“But do I know—?”
“How Apollo must look?” Mitchy considered. “Why the way it works is that it’s just from Van’s appearance they get the tip, and that then, don’t you see? they’ve their term of comparison. Isn’t it what you call a vicious circle? I borrow a little their vice.”
Mr. Longdon, who had once more been arrested, once more sidled away. Then he spoke from the other side of the expanse of a table covered with books for which the shelves had no space—covered with portfolios, with well-worn leather-cased boxes, with documents in neat piles.
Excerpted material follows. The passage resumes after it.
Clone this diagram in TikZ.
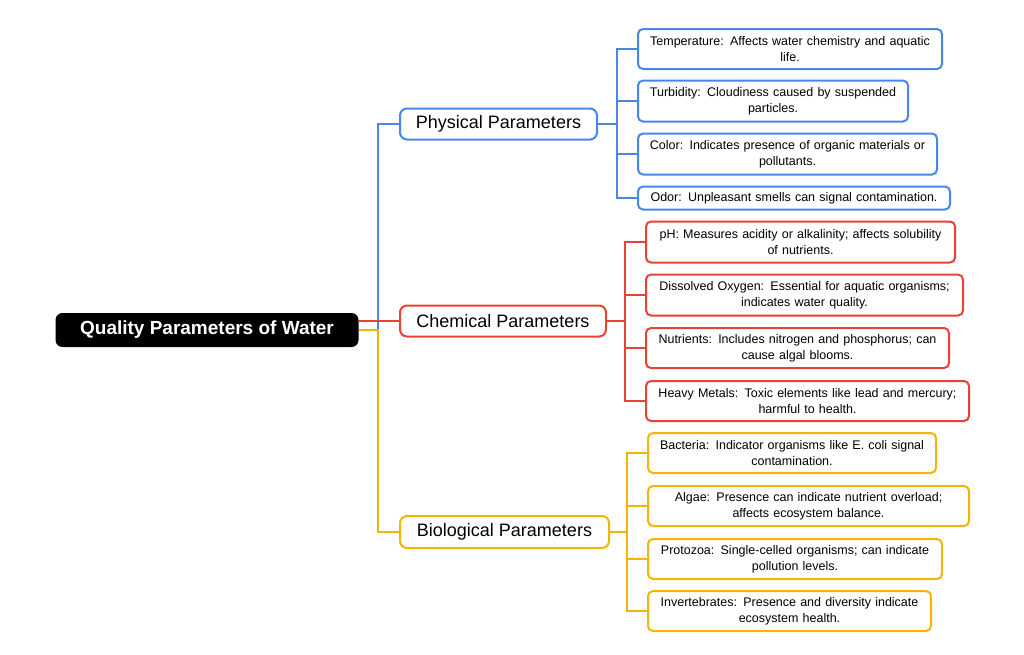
\documentclass[tikz,border=0pt]{standalone}
\usepackage{fontspec}
\setmainfont{Liberation Sans}
\definecolor{cb}{HTML}{4A86E8}
\definecolor{cr}{HTML}{E94235}
\definecolor{cy}{HTML}{F4B400}
\begin{document}
\begin{tikzpicture}[x=1pt,y=-1pt,
  leaf/.style={draw=#1,line width=2pt,rounded corners=5pt,fill=white,align=center,font=\fontsize{12.5}{16}\selectfont,inner sep=0pt,anchor=west},
  mid/.style={draw=#1,line width=2pt,rounded corners=7pt,fill=white,font=\fontsize{18}{20}\selectfont,inner sep=0pt,anchor=west},
  con/.style={draw=#1,line width=2pt}]
\useasboundingbox (0,0) rectangle (1024,654);
\node[fill=black,text=white,rounded corners=7pt,font=\bfseries\fontsize{19}{22}\selectfont,minimum width=303pt,minimum height=34pt,inner sep=0pt] (root) at (207,330) {Quality Parameters of Water};
\node[mid=cb,minimum width=197pt,minimum height=31pt] (phy) at (399,124) {Physical Parameters};
\node[mid=cr,minimum width=206pt,minimum height=31pt] (che) at (399,321) {Chemical Parameters};
\node[mid=cy,minimum width=209pt,minimum height=32pt] (bio) at (399,532) {Biological Parameters};
% leaves physical
\node[leaf=cb,minimum width=304pt,minimum height=40pt,text width=300pt] (p1) at (637,49) {Temperature: Affects water chemistry and aquatic\\life.};
\node[leaf=cb,minimum width=270pt,minimum height=41pt,text width=266pt] (p2) at (637,101) {Turbidity: Cloudiness caused by suspended\\particles.};
\node[leaf=cb,minimum width=299pt,minimum height=41pt,text width=295pt] (p3) at (637,154) {Color: Indicates presence of organic materials or\\pollutants.};
\node[leaf=cb,minimum width=312pt,minimum height=23pt,text width=308pt] (p4) at (637,198) {Odor: Unpleasant smells can signal contamination.};
% chemical
\node[leaf=cr,minimum width=309pt,minimum height=41pt,text width=305pt] (c1) at (645,242) {pH: Measures acidity or alkalinity; affects solubility\\of nutrients.};
\node[leaf=cr,minimum width=317pt,minimum height=41pt,text width=313pt] (c2) at (645,295) {Dissolved Oxygen: Essential for aquatic organisms;\\indicates water quality.};
\node[leaf=cr,minimum width=303pt,minimum height=40pt,text width=299pt] (c3) at (645,348) {Nutrients: Includes nitrogen and phosphorus; can\\cause algal blooms.};
\node[leaf=cr,minimum width=323pt,minimum height=40pt,text width=319pt] (c4) at (645,401) {Heavy Metals: Toxic elements like lead and mercury;\\harmful to health.};
% biological
\node[leaf=cy,minimum width=288pt,minimum height=40pt,text width=284pt] (b1) at (647,453) {Bacteria: Indicator organisms like E. coli signal\\contamination.};
\node[leaf=cy,minimum width=321pt,minimum height=40pt,text width=317pt] (b2) at (647,506) {Algae: Presence can indicate nutrient overload;\\affects ecosystem balance.};
\node[leaf=cy,minimum width=294pt,minimum height=40pt,text width=290pt] (b3) at (647,559) {Protozoa: Single-celled organisms; can indicate\\pollution levels.};
\node[leaf=cy,minimum width=283pt,minimum height=40pt,text width=279pt] (b4) at (647,611) {Invertebrates: Presence and diversity indicate\\ecosystem health.};
% connectors
\draw[con=cb] (root.east) -| (378,124) -- (phy.west);
\draw[con=cy] (root.east) -| (378,532) -- (bio.west);
\draw[con=cr] (root.east|-che.west) -- (che.west);
\foreach \n in {p1,p2,p3,p4}{\draw[con=cb] (phy.east) -| (617,0|-\n.west) -- (\n.west);}
\foreach \n in {c1,c2,c3,c4}{\draw[con=cr] (che.east) -| (625,0|-\n.west) -- (\n.west);}
\foreach \n in {b1,b2,b3,b4}{\draw[con=cy] (bio.east) -| (627,0|-\n.west) -- (\n.west);}
\end{tikzpicture}
\end{document}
The place was a miscellany, yet not a litter, the picture of an admirable order. “If we’re a fond association of two, you and I, let me, accepting your idea, do what, this way, under a gentleman’s roof and while enjoying his hospitality, I should in ordinary circumstances think perhaps something of a breach.”
“Oh strike out!” Mitchy laughed. It possibly chilled his interlocutor, who again hung fire so long that he himself at last adopted his image. “Why doesn’t he marry, you mean?”
Mr. Longdon fairly flushed with recognition. “You’re very deep, but with what we perceive—why doesn’t he?”
Mitchy continued visibly to have his amusement, which might have been, this time and in spite of the amalgamation he had pictured, for what “they” perceived. But he threw off after an instant an answer clearly intended to meet the case. “He thinks he hasn’t the means. He has great ideas of what a fellow must offer a woman.”
Mr. Longdon’s eyes travelled a while over the amenities about him. “He hasn’t such a view of himself alone—?”
“As to make him think he’s enough as he stands? No,” said Mitchy, “I don’t fancy he has a very awful view of himself alone. And since we ARE burning this incense under his nose,” he added, “it’s also my impression that he has no private means. Women in London cost so much.”
Mr. Longdon had a pause. “They come very high, I dare say.”
“Oh tremendously. They want so much—they want everything. I mean the sort of women he lives with. A modest man—who’s also poor—isn’t in it. I give you that at any rate as his view. There are lots of them that would—-and only too glad—‘love him for himself’; but things are much mixed, and these not necessarily the right ones, and at all events he doesn’t see it. The result of which is that he’s waiting.”